Ermächtigte Eliten, entfremdete Wähler

„Der Preis der Draghipolitik ist dies: es ist eine Konsolidierung ohne Demokratie. Ermächtigte Eliten mit entfremdeten Wählern“, resümierte der Autor Ben Judah 2021 in diesem exzellenten Porträt. Politik, wie Draghi sie betreibt, nämlich hinter den Kulissen, stets mit dem latent bedrohlichen Argumentarium der ökonomischen Unausweichlichkeit hantierend, mache „die einzige andere Möglichkeit, ein besseres Europa zu bekommen, eine transnationale,demokratische Bewegung für eine fairere Eurozone, noch unwahrscheinlicher“, kritisierte Judah. Denn „Draghipolitik“ schwächt politische Parteien und die Bedeutung von Wahlen. „Sie mag einen Pfad für eine technokratische Lösung ebnen, aber sie verschärft das politische Problem“, lautet seine Schlussfolgerung.
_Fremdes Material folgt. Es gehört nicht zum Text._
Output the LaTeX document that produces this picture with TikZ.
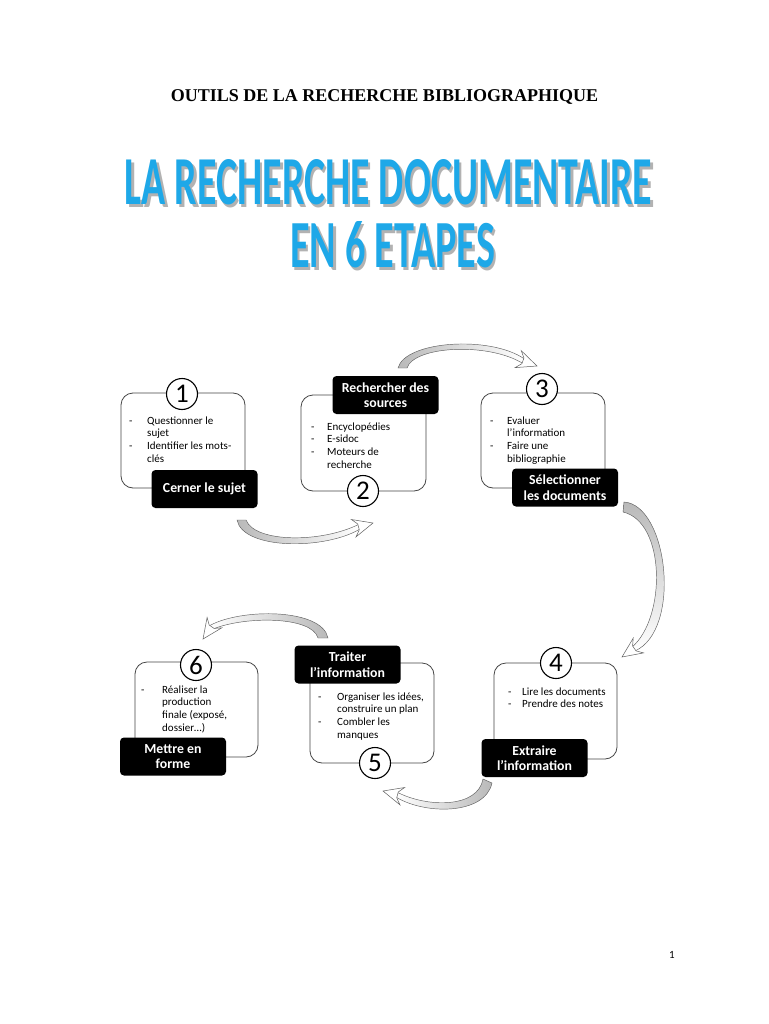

Dass Draghis Wettbewerbsbericht im Auftrag der Kommission erst nach der Europawahl veröffentlicht wird, fügt sich insofern geschlossen ins Landschaftsbild.

Jedenfalls ist Draghi Anfang der 1990er-Jahre als Generaldirektor des italienischen Finanzministeriums durch die beste Schule für Europolitik gegangen, hält Judah fest: „es war bereits ein Spiel für schwache Politiker und mächtige Technokraten.“ Und das ist Brüssel im Jahr 2024 zweifellos auch.